*Task goal*
Copy every line that holds "standalone".

*Records provided*
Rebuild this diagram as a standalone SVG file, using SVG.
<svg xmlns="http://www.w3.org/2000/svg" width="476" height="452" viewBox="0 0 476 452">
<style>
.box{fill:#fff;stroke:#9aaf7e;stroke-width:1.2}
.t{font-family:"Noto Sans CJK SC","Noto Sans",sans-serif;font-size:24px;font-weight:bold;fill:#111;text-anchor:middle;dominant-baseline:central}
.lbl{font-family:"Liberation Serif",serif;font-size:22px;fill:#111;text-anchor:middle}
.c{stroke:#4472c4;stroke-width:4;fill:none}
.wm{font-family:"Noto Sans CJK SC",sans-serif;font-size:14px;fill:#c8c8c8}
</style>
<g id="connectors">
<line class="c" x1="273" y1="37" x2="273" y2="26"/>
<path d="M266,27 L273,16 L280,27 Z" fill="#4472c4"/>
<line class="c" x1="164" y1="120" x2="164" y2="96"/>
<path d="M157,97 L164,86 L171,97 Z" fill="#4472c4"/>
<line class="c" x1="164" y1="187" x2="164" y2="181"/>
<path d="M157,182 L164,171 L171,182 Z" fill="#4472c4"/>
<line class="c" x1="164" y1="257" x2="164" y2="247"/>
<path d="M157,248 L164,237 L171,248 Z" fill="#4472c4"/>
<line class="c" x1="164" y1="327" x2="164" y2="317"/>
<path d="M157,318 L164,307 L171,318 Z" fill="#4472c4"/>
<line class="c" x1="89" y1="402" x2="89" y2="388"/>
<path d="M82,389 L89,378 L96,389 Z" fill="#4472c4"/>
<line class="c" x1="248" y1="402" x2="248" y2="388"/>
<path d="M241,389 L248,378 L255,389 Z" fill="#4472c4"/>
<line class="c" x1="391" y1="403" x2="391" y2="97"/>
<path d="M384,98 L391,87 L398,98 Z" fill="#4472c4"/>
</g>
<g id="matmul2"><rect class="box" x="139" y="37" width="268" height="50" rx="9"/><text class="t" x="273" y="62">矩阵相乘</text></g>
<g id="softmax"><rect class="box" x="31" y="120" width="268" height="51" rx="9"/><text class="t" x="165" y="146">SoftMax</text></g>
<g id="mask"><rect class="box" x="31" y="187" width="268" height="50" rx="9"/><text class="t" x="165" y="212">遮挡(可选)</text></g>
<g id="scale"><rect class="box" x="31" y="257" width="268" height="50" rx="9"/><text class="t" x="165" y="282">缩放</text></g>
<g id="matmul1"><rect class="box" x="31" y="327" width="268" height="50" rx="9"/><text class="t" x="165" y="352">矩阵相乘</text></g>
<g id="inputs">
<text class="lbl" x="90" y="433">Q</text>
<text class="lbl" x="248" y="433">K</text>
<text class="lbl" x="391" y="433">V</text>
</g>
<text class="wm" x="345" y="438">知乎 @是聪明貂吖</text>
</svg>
* * *
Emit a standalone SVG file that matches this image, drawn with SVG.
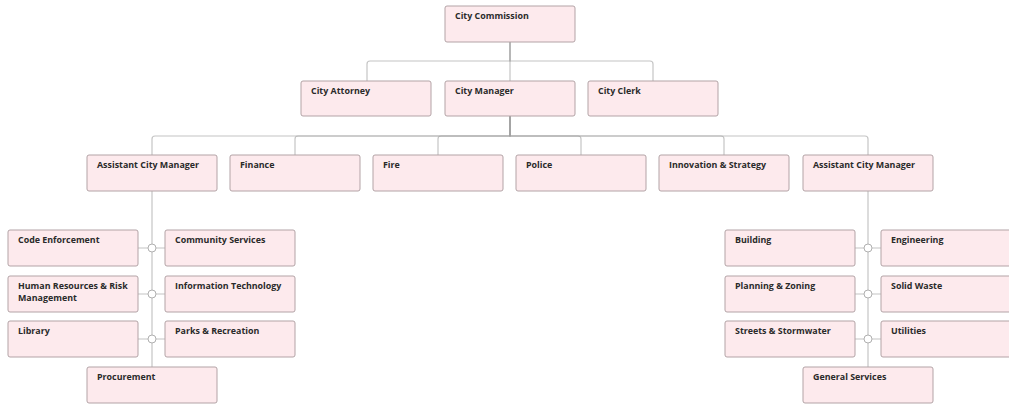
...
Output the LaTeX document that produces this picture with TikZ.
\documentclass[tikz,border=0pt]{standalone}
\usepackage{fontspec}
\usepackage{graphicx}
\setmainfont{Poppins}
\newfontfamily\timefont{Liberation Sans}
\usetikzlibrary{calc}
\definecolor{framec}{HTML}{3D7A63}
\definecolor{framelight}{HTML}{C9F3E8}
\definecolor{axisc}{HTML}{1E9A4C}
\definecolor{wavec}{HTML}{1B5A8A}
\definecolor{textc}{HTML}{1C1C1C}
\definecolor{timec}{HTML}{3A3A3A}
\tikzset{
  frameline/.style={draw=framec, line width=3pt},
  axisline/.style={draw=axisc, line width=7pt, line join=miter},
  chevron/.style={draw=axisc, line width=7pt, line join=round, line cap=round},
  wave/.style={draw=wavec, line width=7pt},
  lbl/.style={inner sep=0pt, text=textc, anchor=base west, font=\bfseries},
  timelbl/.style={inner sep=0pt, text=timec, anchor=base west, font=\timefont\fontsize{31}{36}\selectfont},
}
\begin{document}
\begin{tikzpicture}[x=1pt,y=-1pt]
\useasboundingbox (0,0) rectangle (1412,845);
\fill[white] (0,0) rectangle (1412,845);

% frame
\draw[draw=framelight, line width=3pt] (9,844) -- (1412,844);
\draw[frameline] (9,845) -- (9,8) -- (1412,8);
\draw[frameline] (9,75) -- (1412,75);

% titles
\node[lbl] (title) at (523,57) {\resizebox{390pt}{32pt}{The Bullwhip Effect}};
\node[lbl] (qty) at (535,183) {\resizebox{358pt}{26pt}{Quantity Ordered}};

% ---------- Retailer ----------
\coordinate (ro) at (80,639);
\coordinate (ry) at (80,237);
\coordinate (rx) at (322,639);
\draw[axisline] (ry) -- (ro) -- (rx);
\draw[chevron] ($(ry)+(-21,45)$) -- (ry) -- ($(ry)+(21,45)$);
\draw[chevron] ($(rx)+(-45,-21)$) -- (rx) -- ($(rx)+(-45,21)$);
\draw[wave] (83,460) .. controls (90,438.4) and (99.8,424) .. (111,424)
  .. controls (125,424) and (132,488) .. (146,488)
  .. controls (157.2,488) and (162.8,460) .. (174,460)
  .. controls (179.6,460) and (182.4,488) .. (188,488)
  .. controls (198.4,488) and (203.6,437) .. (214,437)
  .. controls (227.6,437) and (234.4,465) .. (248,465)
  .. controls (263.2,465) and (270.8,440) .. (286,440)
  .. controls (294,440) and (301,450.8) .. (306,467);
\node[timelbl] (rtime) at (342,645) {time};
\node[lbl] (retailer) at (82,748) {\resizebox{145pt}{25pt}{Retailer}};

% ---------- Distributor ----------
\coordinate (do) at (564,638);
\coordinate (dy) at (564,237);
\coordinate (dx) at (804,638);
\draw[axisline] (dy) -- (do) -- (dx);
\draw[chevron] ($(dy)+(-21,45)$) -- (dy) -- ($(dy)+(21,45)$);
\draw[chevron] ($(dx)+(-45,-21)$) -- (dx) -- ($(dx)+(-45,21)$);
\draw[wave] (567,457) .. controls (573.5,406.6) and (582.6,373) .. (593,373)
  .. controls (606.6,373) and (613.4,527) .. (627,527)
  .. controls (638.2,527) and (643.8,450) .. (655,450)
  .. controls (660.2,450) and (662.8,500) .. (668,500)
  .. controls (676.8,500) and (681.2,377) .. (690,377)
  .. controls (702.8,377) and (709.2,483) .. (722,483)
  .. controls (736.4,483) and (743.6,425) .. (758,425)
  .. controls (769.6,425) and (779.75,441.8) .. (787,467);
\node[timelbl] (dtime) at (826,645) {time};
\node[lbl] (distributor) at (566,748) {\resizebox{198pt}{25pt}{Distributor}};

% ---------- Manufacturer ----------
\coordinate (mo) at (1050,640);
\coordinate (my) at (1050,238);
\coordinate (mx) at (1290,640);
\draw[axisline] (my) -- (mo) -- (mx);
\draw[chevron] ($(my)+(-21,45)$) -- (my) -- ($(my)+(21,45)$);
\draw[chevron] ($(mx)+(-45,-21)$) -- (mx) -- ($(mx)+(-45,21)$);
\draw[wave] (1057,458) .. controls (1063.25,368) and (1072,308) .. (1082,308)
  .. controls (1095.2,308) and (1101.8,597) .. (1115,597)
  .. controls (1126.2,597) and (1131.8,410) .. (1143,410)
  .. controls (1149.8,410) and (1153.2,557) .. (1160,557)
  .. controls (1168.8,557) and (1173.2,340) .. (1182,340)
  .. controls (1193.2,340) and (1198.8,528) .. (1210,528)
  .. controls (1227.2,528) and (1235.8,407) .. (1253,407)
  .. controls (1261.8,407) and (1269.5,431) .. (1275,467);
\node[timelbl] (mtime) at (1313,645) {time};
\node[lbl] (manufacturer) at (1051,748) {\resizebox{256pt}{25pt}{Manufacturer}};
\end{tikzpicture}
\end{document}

*Answer*
Rebuild this diagram as a standalone SVG file, using SVG.
Emit a standalone SVG file that matches this image, drawn with SVG.
\documentclass[tikz,border=0pt]{standalone}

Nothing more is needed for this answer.